I remember an interview with Mike Mearls where he confirmed that the Yawning Portal connection was a late addition, yes. It shows
 

Lidgar

Gongfarmer
I think it might be something else. The way I always looked at it, it was trying to evoke the sense of these sort of old classic adventures being stories told from within the Yawning Portal, the most famous of taverns in the Realms, and not really meant as a collection of adventures specifically to do with Undermountain.
Sure, that's how it reads now. I was just speculating around how that write up might have evolved to become a plot hook devise to hold together a bunch of disparate adventures versus what it may have originally been written up for - as an extended opener to the DotMM book.
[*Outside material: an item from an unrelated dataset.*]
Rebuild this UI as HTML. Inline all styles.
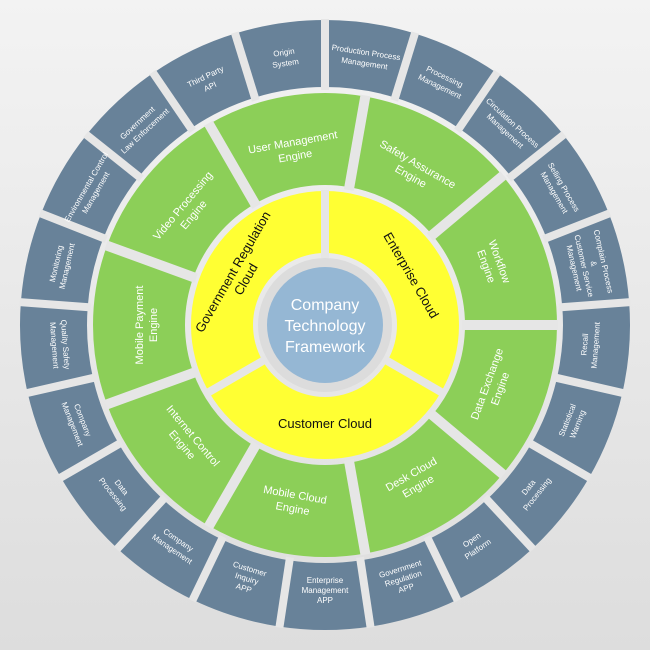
<!DOCTYPE html>
<html><head><meta charset="utf-8"><style>
html,body{margin:0;padding:0;width:650px;height:650px;overflow:hidden;background:linear-gradient(#f3f3f3,#dddddd);}
svg{display:block}
.o{font-family:"Liberation Sans",sans-serif;font-size:8px;fill:#fff;text-anchor:middle}
.g{font-family:"Liberation Sans",sans-serif;font-size:11px;fill:#fff;text-anchor:middle}
.y{font-family:"Liberation Sans",sans-serif;font-size:13px;fill:#111;text-anchor:middle}
</style></head><body>
<svg width="650" height="650" viewBox="0 0 650 650">
<defs>
<path id="ob" d="M279.55,23.4 A305,305 0 0 1 370.45,23.4 L360.47,89.67 A238,238 0 0 0 289.53,89.67 Z" fill="#688299"/>
<path id="gb" d="M245.65,107 A232,232 0 0 1 404.35,107 L372.88,193.44 A140,140 0 0 0 277.12,193.44 Z" fill="#8ccf58"/>
<path id="yb" d="M208.95,258 A134,134 0 0 1 441.05,258 L387.35,289 A72,72 0 0 0 262.65,289 Z" fill="#ffff33"/>
</defs>
<g>
<use href="#ob" transform="rotate(-8.57 325 325)"/><use href="#ob" transform="rotate(8.57 325 325)"/><use href="#ob" transform="rotate(25.71 325 325)"/><use href="#ob" transform="rotate(42.86 325 325)"/><use href="#ob" transform="rotate(60 325 325)"/><use href="#ob" transform="rotate(77.14 325 325)"/><use href="#ob" transform="rotate(94.29 325 325)"/><use href="#ob" transform="rotate(111.43 325 325)"/><use href="#ob" transform="rotate(128.57 325 325)"/><use href="#ob" transform="rotate(145.71 325 325)"/><use href="#ob" transform="rotate(162.86 325 325)"/><use href="#ob" transform="rotate(180 325 325)"/><use href="#ob" transform="rotate(197.14 325 325)"/><use href="#ob" transform="rotate(214.29 325 325)"/><use href="#ob" transform="rotate(231.43 325 325)"/><use href="#ob" transform="rotate(248.57 325 325)"/><use href="#ob" transform="rotate(265.71 325 325)"/><use href="#ob" transform="rotate(282.86 325 325)"/><use href="#ob" transform="rotate(300 325 325)"/><use href="#ob" transform="rotate(317.14 325 325)"/><use href="#ob" transform="rotate(334.29 325 325)"/>
</g>
<g stroke="#e6e6e6" stroke-width="8">
<line x1="325" y1="90" x2="325" y2="19" transform="rotate(0 325 325)"/><line x1="325" y1="90" x2="325" y2="19" transform="rotate(17.14 325 325)"/><line x1="325" y1="90" x2="325" y2="19" transform="rotate(34.29 325 325)"/><line x1="325" y1="90" x2="325" y2="19" transform="rotate(51.43 325 325)"/><line x1="325" y1="90" x2="325" y2="19" transform="rotate(68.57 325 325)"/><line x1="325" y1="90" x2="325" y2="19" transform="rotate(85.71 325 325)"/><line x1="325" y1="90" x2="325" y2="19" transform="rotate(102.86 325 325)"/><line x1="325" y1="90" x2="325" y2="19" transform="rotate(120 325 325)"/><line x1="325" y1="90" x2="325" y2="19" transform="rotate(137.14 325 325)"/><line x1="325" y1="90" x2="325" y2="19" transform="rotate(154.29 325 325)"/><line x1="325" y1="90" x2="325" y2="19" transform="rotate(171.43 325 325)"/><line x1="325" y1="90" x2="325" y2="19" transform="rotate(188.57 325 325)"/><line x1="325" y1="90" x2="325" y2="19" transform="rotate(205.71 325 325)"/><line x1="325" y1="90" x2="325" y2="19" transform="rotate(222.86 325 325)"/><line x1="325" y1="90" x2="325" y2="19" transform="rotate(240 325 325)"/><line x1="325" y1="90" x2="325" y2="19" transform="rotate(257.14 325 325)"/><line x1="325" y1="90" x2="325" y2="19" transform="rotate(274.29 325 325)"/><line x1="325" y1="90" x2="325" y2="19" transform="rotate(291.43 325 325)"/><line x1="325" y1="90" x2="325" y2="19" transform="rotate(308.57 325 325)"/><line x1="325" y1="90" x2="325" y2="19" transform="rotate(325.71 325 325)"/><line x1="325" y1="90" x2="325" y2="19" transform="rotate(342.86 325 325)"/>
</g>
<g class="o">
<g transform="rotate(-8.57 325 325)"><text x="325" y="52">Origin</text><text x="325" y="63">System</text></g>
<g transform="rotate(8.57 325 325)"><text x="325" y="52">Production Process</text><text x="325" y="63">Management</text></g>
<g transform="rotate(25.71 325 325)"><text x="325" y="52">Processing</text><text x="325" y="63">Management</text></g>
<g transform="rotate(42.86 325 325)"><text x="325" y="52">Circulation Process</text><text x="325" y="63">Management</text></g>
<g transform="rotate(60 325 325)"><text x="325" y="52">Selling Process</text><text x="325" y="63">Management</text></g>
<g transform="rotate(77.14 325 325)"><text x="325" y="42">Complain Process</text><text x="325" y="52">&amp;</text><text x="325" y="62">Customer Service</text><text x="325" y="72">Management</text></g>
<g transform="rotate(94.29 325 325) rotate(180 325 57)"><text x="325" y="52">Recall</text><text x="325" y="63">Management</text></g>
<g transform="rotate(111.43 325 325) rotate(180 325 57)"><text x="325" y="52">Statistical</text><text x="325" y="63">Warning</text></g>
<g transform="rotate(128.57 325 325) rotate(180 325 57)"><text x="325" y="52">Data</text><text x="325" y="63">Processing</text></g>
<g transform="rotate(145.71 325 325) rotate(180 325 57)"><text x="325" y="52">Open</text><text x="325" y="63">Platform</text></g>
<g transform="rotate(162.86 325 325) rotate(180 325 57)"><text x="325" y="47">Government</text><text x="325" y="57">Regulation</text><text x="325" y="67">APP</text></g>
<g transform="rotate(180 325 325) rotate(180 325 57)"><text x="325" y="47">Enterprise</text><text x="325" y="57">Management</text><text x="325" y="67">APP</text></g>
<g transform="rotate(197.14 325 325) rotate(180 325 57)"><text x="325" y="47">Customer</text><text x="325" y="57">Inquiry</text><text x="325" y="67">APP</text></g>
<g transform="rotate(214.29 325 325) rotate(180 325 57)"><text x="325" y="52">Company</text><text x="325" y="63">Management</text></g>
<g transform="rotate(231.43 325 325) rotate(180 325 57)"><text x="325" y="52">Data</text><text x="325" y="63">Processing</text></g>
<g transform="rotate(248.57 325 325) rotate(180 325 57)"><text x="325" y="52">Company</text><text x="325" y="63">Management</text></g>
<g transform="rotate(265.71 325 325) rotate(180 325 57)"><text x="325" y="52">Quality  Safety</text><text x="325" y="63">Management</text></g>
<g transform="rotate(282.86 325 325)"><text x="325" y="52">Monitoring</text><text x="325" y="63">Management</text></g>
<g transform="rotate(300 325 325)"><text x="325" y="52">Environmental Control</text><text x="325" y="63">Management</text></g>
<g transform="rotate(317.14 325 325)"><text x="325" y="52">Government</text><text x="325" y="63">Law Enforcement</text></g>
<g transform="rotate(334.29 325 325)"><text x="325" y="52">Third Party</text><text x="325" y="63">API</text></g>
</g>
<g>
<use href="#gb" transform="rotate(-10 325 325)"/><use href="#gb" transform="rotate(30 325 325)"/><use href="#gb" transform="rotate(70 325 325)"/><use href="#gb" transform="rotate(110 325 325)"/><use href="#gb" transform="rotate(150 325 325)"/><use href="#gb" transform="rotate(190 325 325)"/><use href="#gb" transform="rotate(230 325 325)"/><use href="#gb" transform="rotate(270 325 325)"/><use href="#gb" transform="rotate(310 325 325)"/>
</g>
<g stroke="#e6e6e6" stroke-width="10">
<line x1="325" y1="188" x2="325" y2="92" transform="rotate(10 325 325)"/><line x1="325" y1="188" x2="325" y2="92" transform="rotate(50 325 325)"/><line x1="325" y1="188" x2="325" y2="92" transform="rotate(90 325 325)"/><line x1="325" y1="188" x2="325" y2="92" transform="rotate(130 325 325)"/><line x1="325" y1="188" x2="325" y2="92" transform="rotate(170 325 325)"/><line x1="325" y1="188" x2="325" y2="92" transform="rotate(210 325 325)"/><line x1="325" y1="188" x2="325" y2="92" transform="rotate(250 325 325)"/><line x1="325" y1="188" x2="325" y2="92" transform="rotate(290 325 325)"/><line x1="325" y1="188" x2="325" y2="92" transform="rotate(330 325 325)"/>
</g>
<g class="g">
<g transform="rotate(-10 325 325)"><text x="325" y="143">User Management</text><text x="325" y="157">Engine</text></g>
<g transform="rotate(30 325 325)"><text x="325" y="143">Safety Assurance</text><text x="325" y="157">Engine</text></g>
<g transform="rotate(70 325 325)"><text x="325" y="143">Workflow</text><text x="325" y="157">Engine</text></g>
<g transform="rotate(110 325 325) rotate(180 325 146)"><text x="325" y="143">Data Exchange</text><text x="325" y="157">Engine</text></g>
<g transform="rotate(150 325 325) rotate(180 325 146)"><text x="325" y="143">Desk Cloud</text><text x="325" y="157">Engine</text></g>
<g transform="rotate(190 325 325) rotate(180 325 146)"><text x="325" y="143">Mobile Cloud</text><text x="325" y="157">Engine</text></g>
<g transform="rotate(230 325 325) rotate(180 325 146)"><text x="325" y="143">Internet Control</text><text x="325" y="157">Engine</text></g>
<g transform="rotate(270 325 325)"><text x="325" y="143">Mobile Payment</text><text x="325" y="157">Engine</text></g>
<g transform="rotate(310 325 325)"><text x="325" y="143">Video Processing</text><text x="325" y="157">Engine</text></g>
</g>
<use href="#yb" transform="rotate(60 325 325)"/><use href="#yb" transform="rotate(180 325 325)"/><use href="#yb" transform="rotate(300 325 325)"/>
<g stroke="#e6e6e6" stroke-width="8">
<line x1="325" y1="258" x2="325" y2="190"/><line x1="325" y1="258" x2="325" y2="190" transform="rotate(120 325 325)"/><line x1="325" y1="258" x2="325" y2="190" transform="rotate(240 325 325)"/>
</g>
<g class="y">
<g transform="rotate(60 325 325)"><text x="325" y="230">Enterprise Cloud</text></g>
<g transform="rotate(180 325 325) rotate(180 325 226)"><text x="325" y="230">Customer Cloud</text></g>
<g transform="rotate(300 325 325)"><text x="325" y="223">Government Regulation</text><text x="325" y="238">Cloud</text></g>
</g>
<circle cx="325" cy="325" r="67" fill="#dcdcdc"/>
<circle cx="325" cy="325" r="58" fill="#95b7d4"/>
<g font-family="Liberation Sans, sans-serif" font-size="16" fill="#fff" text-anchor="middle">
<text x="325" y="310">Company</text><text x="325" y="331">Technology</text><text x="325" y="352">Framework</text>
</g>
</svg>
</body></html>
The plot device used in this release sounds a bit more purposeful/planned out than that one.
 

Parmandur

Book-Friend
Sure, that's how it reads now. I was just speculating around how that write up might have evolved to become a plot hook devise to hold together a bunch of disparate adventures versus what it may have originally been written up for - as an extended opener to the DotMM book.

Honestly, they may have run out of space in DotMM: that book is huge.